- _Dataset_
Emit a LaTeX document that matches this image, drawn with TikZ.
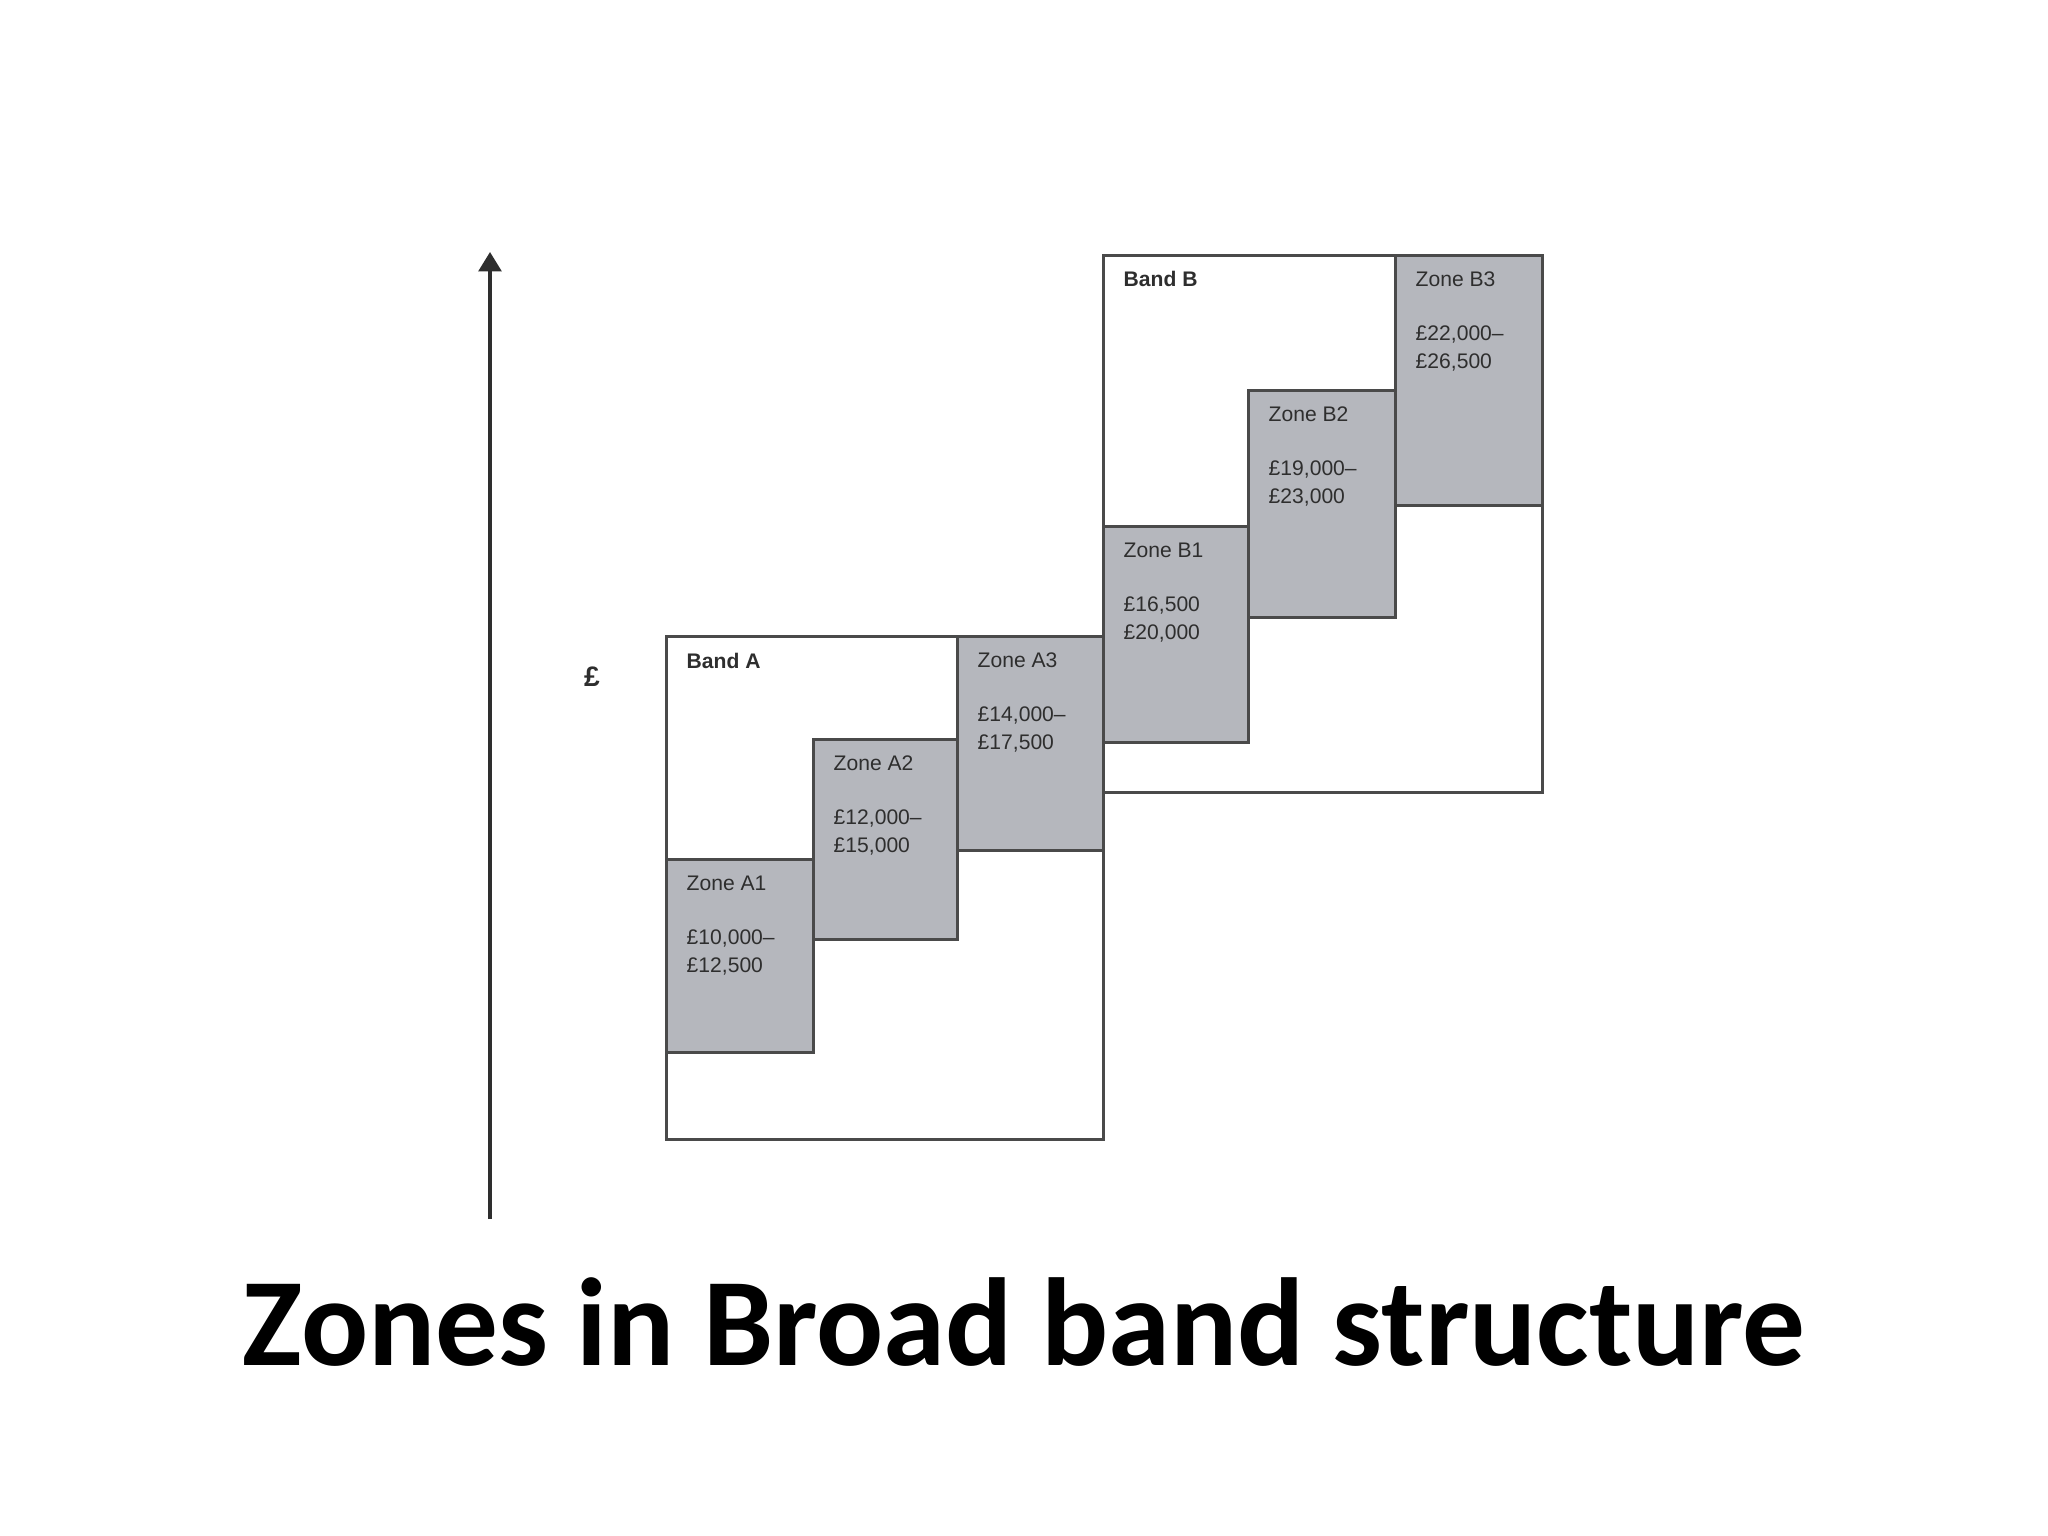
\documentclass[tikz,border=0pt]{standalone}
\usepackage{fontspec}
\usetikzlibrary{arrows.meta}
\newfontfamily\zonefont{Liberation Sans}
\newfontfamily\titlefont{Carlito}
\definecolor{linegray}{HTML}{4A4A4A}
\definecolor{zonegray}{HTML}{B5B7BD}
\definecolor{textgray}{HTML}{2E2E2E}

\tikzset{
  bandbox/.style={draw=linegray, line width=0.85pt},
  zonebox/.style={draw=linegray, fill=zonegray, line width=0.85pt},
  zonelabel/.style={anchor=base west, inner sep=0pt, text=textgray,
    font=\zonefont\fontsize{6}{7}\selectfont},
  bandlabel/.style={zonelabel, font=\zonefont\bfseries\fontsize{6}{7}\selectfont}
}

\begin{document}
\begin{tikzpicture}[x=0.01cm, y=-0.01cm]
  \useasboundingbox (0,0) rectangle (2048,1536);

  % vertical pay axis
  \coordinate (axisbot) at (490,1219);
  \coordinate (axistop) at (490,252);
  \draw[-{Triangle[width=6.5pt,length=5.5pt]}, line width=0.9pt, textgray] (axisbot) -- (axistop);
  \node[font=\zonefont\bfseries\fontsize{8}{9}\selectfont, text=textgray] (pound) at (592,677) {£};

  % the two broad bands
  \draw[bandbox] (666,636) rectangle (1103,1139);
  \draw[bandbox] (1103,255) rectangle (1542,792);
  \node[bandlabel] (bandA) at (686,668) {Band A};
  \node[bandlabel] (bandB) at (1123,286) {Band B};

  % zones: name / left / top / right / bottom / low / high
  \foreach \zn/\xl/\yt/\xr/\yb/\lo/\hi in {
      A1/666/859/813/1052/{£10,000–}/{£12,500},
      A2/813/739/957/939/{£12,000–}/{£15,000},
      A3/957/636/1103/850/{£14,000–}/{£17,500},
      B1/1103/526/1248/742/{£16,500}/{£20,000},
      B2/1248/390/1395/617/{£19,000–}/{£23,000},
      B3/1395/255/1542/505/{£22,000–}/{£26,500}} {
    \draw[zonebox] (\xl,\yt) rectangle (\xr,\yb);
    \node[zonelabel] (zone\zn) at (\xl+20,\yt+31) {Zone \zn};
    \node[zonelabel] (zone\zn lo) at (\xl+20,\yt+85) {\lo};
    \node[zonelabel] (zone\zn hi) at (\xl+20,\yt+113) {\hi};
  }

  % caption
  \node[anchor=base, inner sep=0pt, font=\titlefont\bfseries\fontsize{35.6}{40}\selectfont] (title)
    at (1024,1365) {Zones in Broad band structure};
\end{tikzpicture}
\end{document}
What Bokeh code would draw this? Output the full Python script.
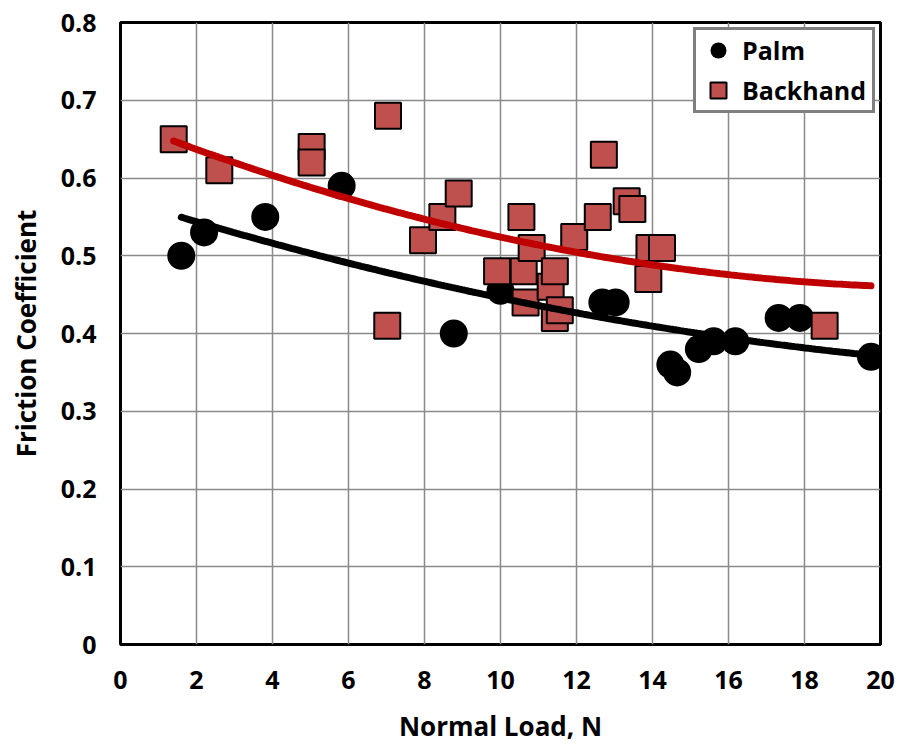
import numpy as np
from bokeh.plotting import figure
from bokeh.models import Range1d, FixedTicker, NumeralTickFormatter, Legend, LegendItem
from bokeh.embed import file_html
from bokeh.resources import INLINE

# ---- data ----
palm_x = [1.6, 2.2, 3.81, 5.82, 8.77, 10.0, 12.68, 13.03, 14.47, 14.65, 15.22, 15.61, 16.18, 17.32, 17.88, 19.75]
palm_y = [0.50, 0.53, 0.55, 0.59, 0.40, 0.455, 0.44, 0.44, 0.36, 0.35, 0.38, 0.39, 0.39, 0.42, 0.42, 0.37]

back_x = [1.40, 2.6, 5.03, 5.03, 7.04, 7.02, 7.96, 8.47, 8.9, 9.91, 10.55, 10.61, 10.66, 10.82, 11.32,
          11.43, 11.43, 11.56, 11.94, 12.56, 12.72, 13.32, 13.47, 13.89, 13.92, 14.25, 18.53]
back_y = [0.65, 0.61, 0.64, 0.62, 0.68, 0.41, 0.52, 0.55, 0.58, 0.48, 0.55, 0.48, 0.44, 0.51, 0.46,
          0.48, 0.42, 0.43, 0.524, 0.55, 0.63, 0.57, 0.56, 0.47, 0.51, 0.51, 0.41]

x_ticks = [0, 2, 4, 6, 8, 10, 12, 14, 16, 18, 20]
y_ticks = [0, 0.1, 0.2, 0.3, 0.4, 0.5, 0.6, 0.7, 0.8]

FONT = "Open Sans"

p = figure(width=902, height=747, output_backend="svg", toolbar_location=None,
           x_range=Range1d(0, 20), y_range=Range1d(0, 0.8),
           min_border_left=120, min_border_right=22, min_border_top=22, min_border_bottom=103)

p.outline_line_color = "black"
p.outline_line_width = 3
p.background_fill_color = "white"
p.border_fill_color = "white"

for ax in (p.xaxis[0], p.yaxis[0]):
    ax.axis_line_color = None
    ax.major_tick_line_color = None
    ax.minor_tick_line_color = None
    ax.major_tick_out = 0
    ax.major_tick_in = 0
    ax.major_label_text_font = FONT
    ax.major_label_text_font_style = "bold"
    ax.major_label_text_font_size = "25px"
    ax.major_label_text_color = "black"
    ax.axis_label_text_font = FONT
    ax.axis_label_text_font_style = "bold"
    ax.axis_label_text_font_size = "26px"
    ax.axis_label_text_color = "black"

p.xaxis.ticker = FixedTicker(ticks=x_ticks)
p.yaxis.ticker = FixedTicker(ticks=y_ticks)
p.yaxis.formatter = NumeralTickFormatter(format="0.[0]")
p.xaxis.axis_label = "Normal Load, N"
p.yaxis.axis_label = "Friction Coefficient"
p.xaxis.major_label_standoff = 26
p.yaxis.major_label_standoff = 24
p.xaxis.axis_label_standoff = 16
p.yaxis.axis_label_standoff = 14

for g in (p.xgrid[0], p.ygrid[0]):
    g.grid_line_color = "#8a8a8a"
    g.grid_line_width = 1.5

r_palm = p.scatter(palm_x, palm_y, marker="circle", size=28, fill_color="black", line_color="black", line_width=0)
r_back = p.scatter(back_x, back_y, marker="square", size=26, fill_color="#C0504D", line_color="black", line_width=2)

# Excel-style 2nd-order polynomial trendlines fitted to the data
x_end = max(max(palm_x), max(back_x))
cp = np.polyfit(palm_x, palm_y, 2)
xs_p = np.linspace(min(palm_x), x_end, 200)
p.line(xs_p, np.polyval(cp, xs_p), line_color="black", line_width=7, line_cap="round")
cb = np.polyfit(back_x, back_y, 2)
xs_b = np.linspace(min(back_x), x_end, 200)
p.line(xs_b, np.polyval(cb, xs_b), line_color="#C00000", line_width=7, line_cap="round")

legend = Legend(items=[LegendItem(label="Palm", renderers=[r_palm]),
                       LegendItem(label="Backhand", renderers=[r_back])],
                location=(573, 531))
legend.border_line_color = "black"
legend.border_line_width = 3
legend.background_fill_color = "white"
legend.background_fill_alpha = 1
legend.label_text_font = FONT
legend.label_text_font_style = "bold"
legend.label_text_font_size = "25px"
legend.label_text_color = "black"
legend.glyph_width = 44
legend.glyph_height = 40
legend.label_height = 40
legend.label_width = 130
legend.label_standoff = 2
legend.spacing = 0
legend.padding = 0
legend.margin = 0
p.add_layout(legend)

open("out.html", "w").write(file_html(p, INLINE))
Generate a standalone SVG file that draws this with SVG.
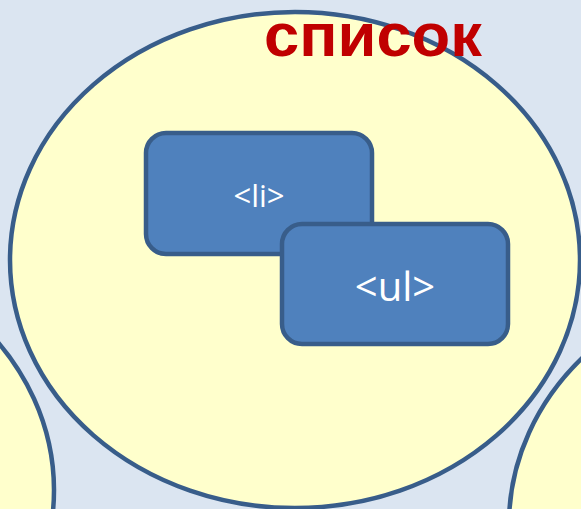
<svg xmlns="http://www.w3.org/2000/svg" width="581" height="509" viewBox="0 0 581 509">
<style>
.circ{fill:#ffffcc;stroke:#385d8a;stroke-width:4.5}
.box{fill:#4f81bd;stroke:#385d8a;stroke-width:4.5}
.lbl{fill:#ffffff;font-family:"Open Sans","Noto Sans",sans-serif;text-anchor:middle}
</style>
<rect width="581" height="509" fill="#dbe5f1"/>
<g id="left-circle"><ellipse class="circ" cx="-231" cy="490" rx="285" ry="248"/></g>
<g id="right-circle"><ellipse class="circ" cx="794" cy="524" rx="285" ry="248"/></g>
<g id="main-circle"><ellipse class="circ" cx="295" cy="260" rx="285" ry="248"/></g>
<g id="title"><text x="373" y="56" font-family="Liberation Sans, Arial, sans-serif" font-weight="bold" font-size="62" fill="#c00000" text-anchor="middle" textLength="218" lengthAdjust="spacingAndGlyphs">список</text></g>
<g id="li"><rect class="box" x="146" y="133" width="226" height="121" rx="20"/><text class="lbl" x="259" y="207" font-size="31">&lt;li&gt;</text></g>
<g id="ul"><rect class="box" x="282" y="224" width="226" height="120" rx="20"/><text class="lbl" x="395" y="301" font-size="40">&lt;ul&gt;</text></g>
<g id="connectors"/>
</svg>
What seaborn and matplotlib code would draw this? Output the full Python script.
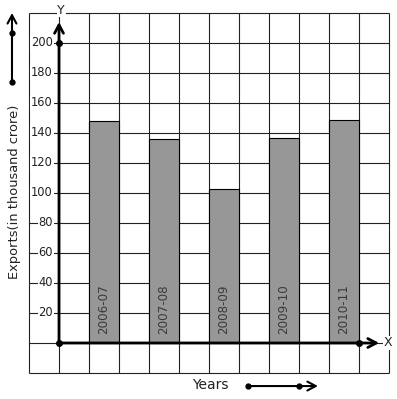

- _Work required_
Lines that hold the word "script" are the ones to return, every one of them.

- _Exercise answer_
What Bokeh code would draw this? Output the full Python script.
What seaborn and matplotlib code would draw this? Output the full Python script.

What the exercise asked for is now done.